On the added-mass force and moment and the vortex projection method. Application to thin airfoils.

Abstract

The force and moment on a solid body in non-uniform motion in an incompressible fluid are derived following the projection technique of Quartapelle and Napolitano (1983 AIAA J. 21, 911–913) and Chang (1992 Proc. R. Soc. A-Math. Phys. Engng Sci. 437, 517–525) in a compact vector form, identifying added-mass terms equivalent to those resulting from potential-flow theory. The expressions are formally much simpler in a non-inertial frame fixed relative to the body, though general relations for an inertial frame are also given. Approximate analytical expressions are obtained for the force and moment on two-dimensional elliptic bodies at high Reynolds numbers, each one consisting of just two terms: an added-mass component and a vortex term (integration of a projection of Lamb's vector). The formulation is applied to a flat plate in steady motion and in non-uniform oscillatory motion, recovering classical results in both cases, but adding new physical insight about the origin of the different elements of the force and moment.
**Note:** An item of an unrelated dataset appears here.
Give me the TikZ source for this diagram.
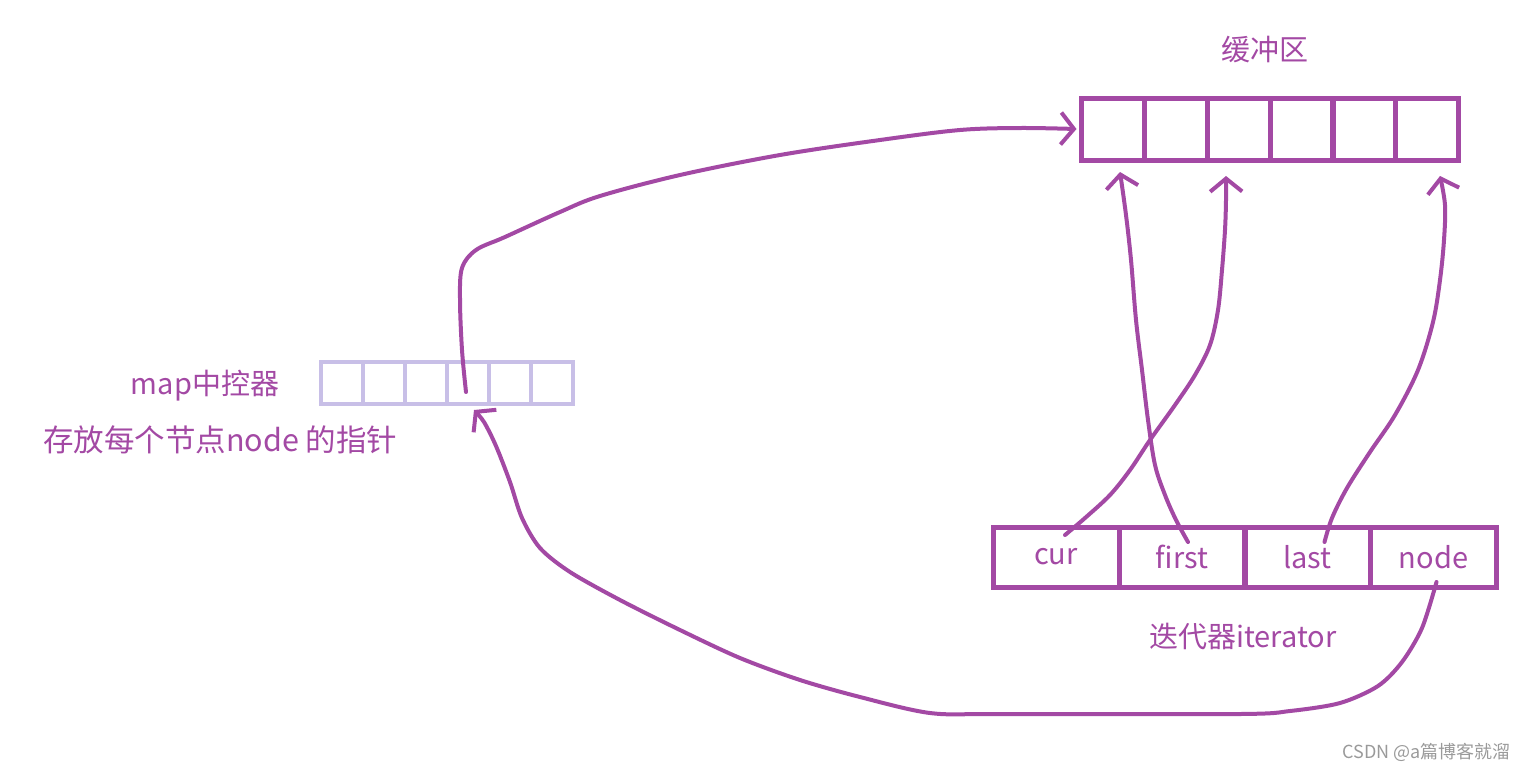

It is shown that, in the non-steady motion, the added-mass components of the force and moment cancel out with part of their respective vortex terms, so that all the force and moment come from appropriate projections of Lamb's vector, including the supposedly added-mass force and moment. This result indicates that one has to be cautious about simplified aerodynamic models for flapping foils based on a simple separation of the added-mass and vortical components of the force and moment. The present results can be used to obtain analytically the force and moment on an ellipse with arbitrary motion through an incompressible fluid at high Reynolds numbers.